My last few weekends have been spent taking off wheels, pulling off old tires, scrubbing rubber and rust off rims, getting new rim tape put on, cleaning and oiling the derailleur and chain, then figuring out the old Simplex derailleur and adjusting it so it now shifts properly (the cable was a tad slack and one limit stop was too tight, which prevented shifting into the lowest gear). As always, the bike shop I’ve gone to for nearly five years now, Vélo Concept on boulevard Raimbaldi in Nice (if the Flash entrance doesn’t work, try this link instead), has been great. They gave my bike a quick look-over three weeks ago, pointing out a few things I hadn’t noticed, and yesterday they kindly put on new rim tape for me, for the same price as buying rim tape would have cost (plus, I wouldn’t have been able to put it on as well as they did).

Although my bike still needs a few more repairs — new brake and derailleur cables, as well as new brake pads — they’re not urgent. The 30-year-old Simplex derailleur works like a charm. I still remember the old lever shifter on the road bike I used twenty-odd years ago. It was a royal pain since it was very finicky. A millimeter off and it would throw a fit — with so little tolerance, it would often drift into a different speed while you were pedalling. While I haven’t yet tested my Peugeot on the road, it’s already clear that this Simplex shifter is a different beast: it’s solid, has definite stops with plenty of tolerance, and once you’ve memorized its stops, it sets into the new speed in less than a single pedal turn. On my old road bike, I had to pedal several times while fiddling with the lever until it finally decided it wasn’t going to be cranky any more.

We’ve been dealing with a heat and humidity wave for the last month here, so I’m waiting until this evening, when it will (hopefully) be a bit cooler, to take out my Peugeot for my maiden ride on it. I’ll probably take it down the tram tracks (as long as you pay attention to the trams and watch out at intersections, it’s much safer than the so-called “bike lanes” on roads here, which are more like “we painted on some new lines without changing the streets”) to the Promenade des Anglais, which has safer dedicated bike paths where I’ll be able to fiddle to my heart’s content without having to worry too much if I run into any problems.

Pleasant surprises

Posted in Cycling, Journal, La France at 17:00

I wanna ride too!
The last few weeks, I’ve been busy scraping off the textured paint in my living room to make way for a new color (of regular, non-textured paint). Luckily the textured paint had been put over white paint, which I then had to wash. That last photo may look relatively white, but in reality, it’s quite yellowish — the cleaned walls look much better. This means I won’t have to use primer, which is nice.

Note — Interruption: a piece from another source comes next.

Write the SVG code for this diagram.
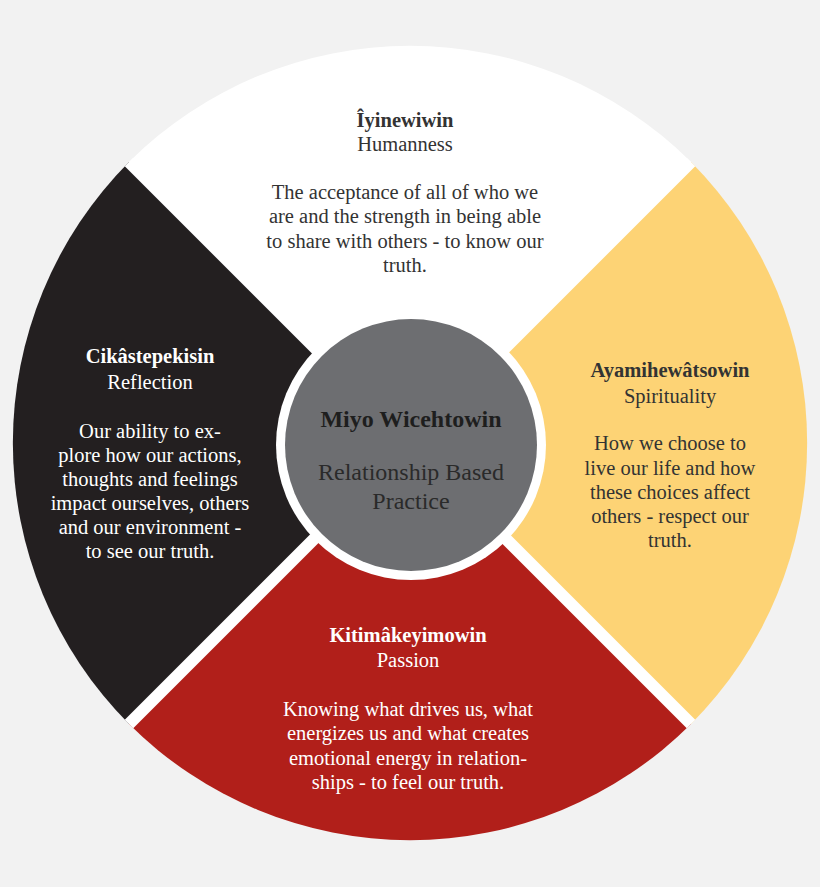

About a year ago, Nice started a “city bike” program called Vélo Bleu. I took a 15-euro yearly subscription, which lets you borrow bikes as you want, with the first 30 minutes free on each bike. While it is very cheap, it’s not so practical when, in reality, I’ve only been able to find a bike to use about 10% of the time, plus they’re very heavy and only have 3 speeds. I enjoyed riding them anyway, which helped me realize that I’d be happy with a cheap bike of my own for riding around town. I wouldn’t have to lose any time looking for a Vélo Bleu, and would save the money spent all those times I ended up paying for a bus or tram ticket when a bike couldn’t be found. The downsides are the probability it could be stolen, and having to maintain it myself. But even needing to do maintenance has its upsides: you know what you’re getting into with your own bike.

I didn’t plan on shopping for one until my yearly subscription ran out. I visited one of my favorite secondhand shops today, as I often do because they’re so much fun to browse, then went upstairs to check their used bikes, just in case. I’d seen decent ones in their store over the years, but nothing that ever caught my eye… until today. A charming old Peugeot in orange, with bright green decals, touring handlebars, a chrome rack on the back, front and rear lights, and a mixte (unisex) frame. I could hardly believe my eyes, and figured something must be wrong with it. I spun the wheels to check for wobble: they turned straight and true. I looked at the rims: no divots, cracks, or any other problems. I checked the rear derailleur: a bit gunky, but in fine working condition, which surprised me for a bike its age. The teeth on the chain wheels looked good; the bike pedalled smoothly. I sat on it: surprisingly, the seat was already at the right height for me, and the frame a comfortable fit for head-up city riding, though I would need to turn up the handlebars to level. There was no rust around the bike’s various bolts, which meant adjustments would be feasible. “If the brakes still work, it’s mine,” I thought — not only did the caliper brakes still clamp onto the rims, the pads were in good enough shape that the bike braked without a problem. The only reservations I had were for the shifter and number of speeds: it’s an old lever shifter, and there’s no front derailleur, so the bike’s 5 rear chain wheels meant it only had 5 speeds. “It is just for riding around town, and 5 speeds are still better than 3, plus this is a lot lighter than the city bikes,” I pondered. Then I bought it. 50 euros, and all I need to replace are the tires and inner tubes.

According to its decal styles and serial number, which starts with Y904, it’s a 1979 touring model. Everything on it but the seat and tires is original. 1979 Peugeot Cyclotourisme set with all the photos I took today. As a kid my brother and I would ride steel-frame Takara road bikes, which also had lever shifters. We often had to finagle their caliper brakes and derailleurs, so having another bike with a lever shifter brings back fond childhood memories. I’ll have to re-learn how to ride with one hand while shifting, and memorize the sweet spots for each of the 5 speeds! It will also be fun to have a mechanically simple bike to work on again. I do love my mountain bike, but with disc brakes, and front and rear suspension, it’s not one I can repair entirely on my own.